Jack-Warner-_20130421222304923_660_320In a statement, Warner said: “At 1:05 pm today, Thursday July 18, 2013, I received a call from the acting chief immigration officer, Mr Keith Sampson. The ag chief immigration officer (CIO) called to inform me that on the instructions of the government, I am to immediately return my diplomatic passport.”

This is the latest turn of events in what is now a heated battle between the government and Warner’s former United National Congress (UNC) colleagues for re-election as the member of parliament for Chaguanas West.

Warner said the CIO seemed mortified about the instruction to revoke his diplomatic passport. “Mr Sampson, who sounded embarrassed to make the request, agreed to give me a one week facility that would allow me to transfer my 10-year US visa on to my regular passport, after which it would then be immediately returned.”

He recalled that, under the former Patrick Manning-led People’s National Movement government, his political rival was kinder to him.

“I recall in 2007 when I was elected as a member of parliament in the UNC opposition, on my own volition I offered up my diplomatic passport to Prime Minister Patrick Manning, who dignified his office by returning it to me indicating that it was not necessary.
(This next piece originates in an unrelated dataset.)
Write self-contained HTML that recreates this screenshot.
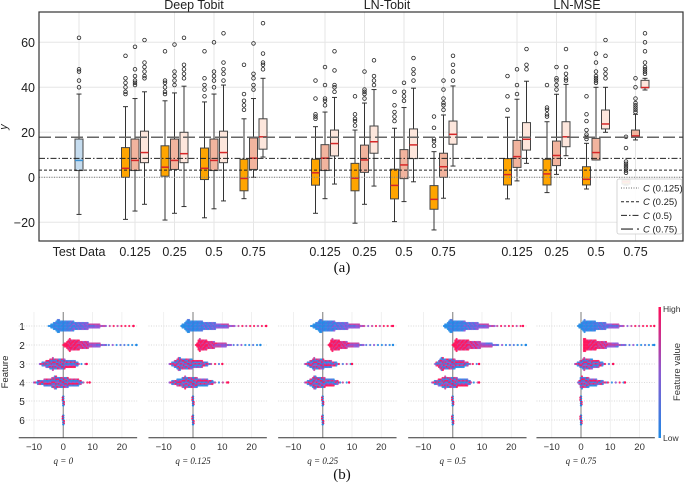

My response to Mr Manning then was that you are not so bad after all,” Warner said.

“Fast forward to six years later and this government of which I was an integral part has asked that I return the diplomatic passport,” he said.

The political leader of the newly formed Independent Liberal Party said he not fazed by the move by the government. Not only will Warner surrender his diplomatic passport, but his wife’s as well.

“I therefore wish to assure the government that not only will I return the diplomatic passport issued in my name, but also the one issued in my wife’s name, before close of business on Wednesday July 24, 2013,” Warner stated.

Warner said he got information that persons he recommended for bus route passes have also been dealt the same fate, as requests are being made for those persons to return their passes.

Warner, who was the former minister of works and transport, was cut down in a realigning of ministries, when Prime Minister Kamla Persad Bissessar stripped him of the transport ministry and gave it to Devant Maharaj. Warner was then made minister of works and infrastructure.

Warner would later prove himself a formidable force to reckon with and won the chairmanship of the UNC in the party’s internal elections in 2012. He was then later elevated to the national security post to help curb crime in Trinidad and Tobago. Warner was reportedly entrusted with the position as he was seen as the most hard-working minister who got things done.